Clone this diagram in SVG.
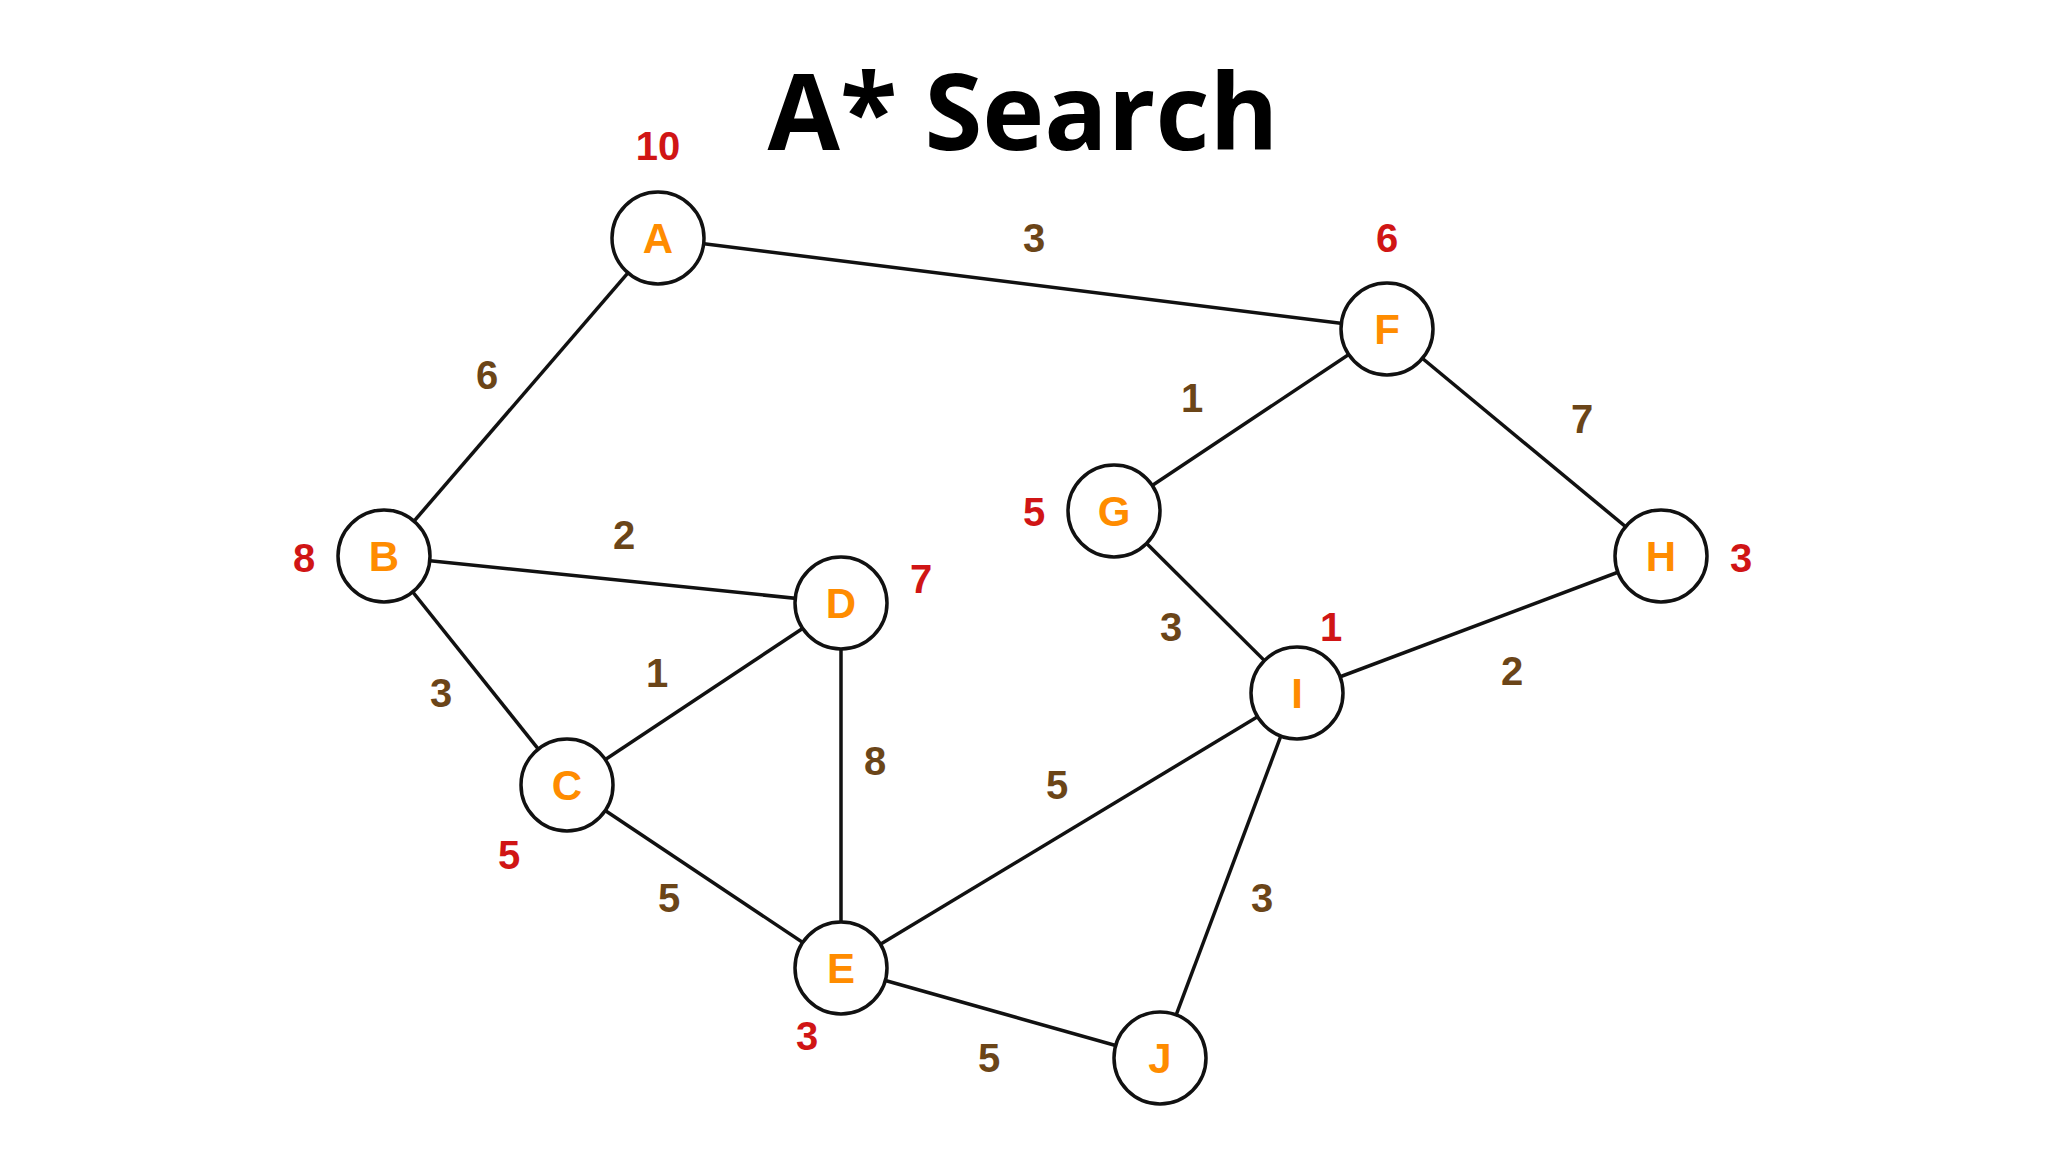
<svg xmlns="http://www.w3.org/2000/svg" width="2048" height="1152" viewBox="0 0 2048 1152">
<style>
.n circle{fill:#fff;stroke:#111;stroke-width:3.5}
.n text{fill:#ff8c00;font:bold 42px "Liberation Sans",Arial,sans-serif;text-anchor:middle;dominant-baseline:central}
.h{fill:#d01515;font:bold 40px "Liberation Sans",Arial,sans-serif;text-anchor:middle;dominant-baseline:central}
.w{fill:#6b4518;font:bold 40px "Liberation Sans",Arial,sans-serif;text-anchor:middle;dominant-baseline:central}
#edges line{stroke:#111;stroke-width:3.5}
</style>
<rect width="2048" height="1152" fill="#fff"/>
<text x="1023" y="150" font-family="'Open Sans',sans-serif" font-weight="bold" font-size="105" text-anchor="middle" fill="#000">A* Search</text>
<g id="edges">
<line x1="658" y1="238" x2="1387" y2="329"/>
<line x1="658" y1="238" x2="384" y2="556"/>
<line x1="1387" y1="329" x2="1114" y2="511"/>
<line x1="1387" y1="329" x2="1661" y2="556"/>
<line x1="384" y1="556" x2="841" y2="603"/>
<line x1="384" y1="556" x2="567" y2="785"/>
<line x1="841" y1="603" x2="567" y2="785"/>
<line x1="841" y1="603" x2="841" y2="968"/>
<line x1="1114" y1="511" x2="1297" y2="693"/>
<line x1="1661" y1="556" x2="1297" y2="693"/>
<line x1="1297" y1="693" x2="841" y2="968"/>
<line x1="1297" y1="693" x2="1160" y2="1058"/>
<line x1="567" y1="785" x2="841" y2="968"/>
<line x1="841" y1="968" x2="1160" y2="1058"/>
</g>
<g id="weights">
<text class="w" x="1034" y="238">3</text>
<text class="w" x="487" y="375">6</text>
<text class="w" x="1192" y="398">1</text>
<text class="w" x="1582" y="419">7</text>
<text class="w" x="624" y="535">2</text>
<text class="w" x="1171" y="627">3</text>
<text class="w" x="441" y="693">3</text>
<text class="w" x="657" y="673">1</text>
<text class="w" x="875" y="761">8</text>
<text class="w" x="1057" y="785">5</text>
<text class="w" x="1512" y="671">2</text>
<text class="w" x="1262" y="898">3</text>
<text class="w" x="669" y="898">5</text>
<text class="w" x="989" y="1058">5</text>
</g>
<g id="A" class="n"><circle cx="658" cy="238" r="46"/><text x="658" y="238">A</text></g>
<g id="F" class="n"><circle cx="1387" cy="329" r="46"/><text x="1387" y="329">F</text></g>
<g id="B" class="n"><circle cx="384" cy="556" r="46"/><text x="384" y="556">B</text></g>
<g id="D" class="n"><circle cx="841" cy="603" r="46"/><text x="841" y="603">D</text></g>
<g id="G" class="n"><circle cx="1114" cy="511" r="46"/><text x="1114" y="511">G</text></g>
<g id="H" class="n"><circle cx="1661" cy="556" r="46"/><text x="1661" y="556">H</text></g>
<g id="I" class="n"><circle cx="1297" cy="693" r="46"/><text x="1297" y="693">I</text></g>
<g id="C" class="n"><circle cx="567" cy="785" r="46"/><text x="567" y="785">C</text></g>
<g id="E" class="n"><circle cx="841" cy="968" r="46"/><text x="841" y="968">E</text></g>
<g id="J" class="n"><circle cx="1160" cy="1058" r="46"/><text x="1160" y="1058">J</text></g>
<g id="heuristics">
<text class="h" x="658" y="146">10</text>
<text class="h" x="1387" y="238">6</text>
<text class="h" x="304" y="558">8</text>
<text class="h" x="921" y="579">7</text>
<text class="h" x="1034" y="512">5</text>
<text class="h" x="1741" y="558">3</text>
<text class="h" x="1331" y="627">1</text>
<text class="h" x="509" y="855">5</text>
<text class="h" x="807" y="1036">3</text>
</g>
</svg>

::::::::

Without the pictures, transcribe the listing above exactly.

Clone this diagram in SVG.
<svg xmlns="http://www.w3.org/2000/svg" width="2048" height="1152" viewBox="0 0 2048 1152">
<style>
.n circle{fill:#fff;stroke:#111;stroke-width:3.5}
.n text{fill:#ff8c00;font:bold 42px "Liberation Sans",Arial,sans-serif;text-anchor:middle;dominant-baseline:central}
.h{fill:#d01515;font:bold 40px "Liberation Sans",Arial,sans-serif;text-anchor:middle;dominant-baseline:central}
.w{fill:#6b4518;font:bold 40px "Liberation Sans",Arial,sans-serif;text-anchor:middle;dominant-baseline:central}
#edges line{stroke:#111;stroke-width:3.5}
</style>
<rect width="2048" height="1152" fill="#fff"/>
<text x="1023" y="150" font-family="'Open Sans',sans-serif" font-weight="bold" font-size="105" text-anchor="middle" fill="#000">A* Search</text>
<g id="edges">
<line x1="658" y1="238" x2="1387" y2="329"/>
<line x1="658" y1="238" x2="384" y2="556"/>
<line x1="1387" y1="329" x2="1114" y2="511"/>
<line x1="1387" y1="329" x2="1661" y2="556"/>
<line x1="384" y1="556" x2="841" y2="603"/>
<line x1="384" y1="556" x2="567" y2="785"/>
<line x1="841" y1="603" x2="567" y2="785"/>
<line x1="841" y1="603" x2="841" y2="968"/>
<line x1="1114" y1="511" x2="1297" y2="693"/>
<line x1="1661" y1="556" x2="1297" y2="693"/>
<line x1="1297" y1="693" x2="841" y2="968"/>
<line x1="1297" y1="693" x2="1160" y2="1058"/>
<line x1="567" y1="785" x2="841" y2="968"/>
<line x1="841" y1="968" x2="1160" y2="1058"/>
</g>
<g id="weights">
<text class="w" x="1034" y="238">3</text>
<text class="w" x="487" y="375">6</text>
<text class="w" x="1192" y="398">1</text>
<text class="w" x="1582" y="419">7</text>
<text class="w" x="624" y="535">2</text>
<text class="w" x="1171" y="627">3</text>
<text class="w" x="441" y="693">3</text>
<text class="w" x="657" y="673">1</text>
<text class="w" x="875" y="761">8</text>
<text class="w" x="1057" y="785">5</text>
<text class="w" x="1512" y="671">2</text>
<text class="w" x="1262" y="898">3</text>
<text class="w" x="669" y="898">5</text>
<text class="w" x="989" y="1058">5</text>
</g>
<g id="A" class="n"><circle cx="658" cy="238" r="46"/><text x="658" y="238">A</text></g>
<g id="F" class="n"><circle cx="1387" cy="329" r="46"/><text x="1387" y="329">F</text></g>
<g id="B" class="n"><circle cx="384" cy="556" r="46"/><text x="384" y="556">B</text></g>
<g id="D" class="n"><circle cx="841" cy="603" r="46"/><text x="841" y="603">D</text></g>
<g id="G" class="n"><circle cx="1114" cy="511" r="46"/><text x="1114" y="511">G</text></g>
<g id="H" class="n"><circle cx="1661" cy="556" r="46"/><text x="1661" y="556">H</text></g>
<g id="I" class="n"><circle cx="1297" cy="693" r="46"/><text x="1297" y="693">I</text></g>
<g id="C" class="n"><circle cx="567" cy="785" r="46"/><text x="567" y="785">C</text></g>
<g id="E" class="n"><circle cx="841" cy="968" r="46"/><text x="841" y="968">E</text></g>
<g id="J" class="n"><circle cx="1160" cy="1058" r="46"/><text x="1160" y="1058">J</text></g>
<g id="heuristics">
<text class="h" x="658" y="146">10</text>
<text class="h" x="1387" y="238">6</text>
<text class="h" x="304" y="558">8</text>
<text class="h" x="921" y="579">7</text>
<text class="h" x="1034" y="512">5</text>
<text class="h" x="1741" y="558">3</text>
<text class="h" x="1331" y="627">1</text>
<text class="h" x="509" y="855">5</text>
<text class="h" x="807" y="1036">3</text>
</g>
</svg>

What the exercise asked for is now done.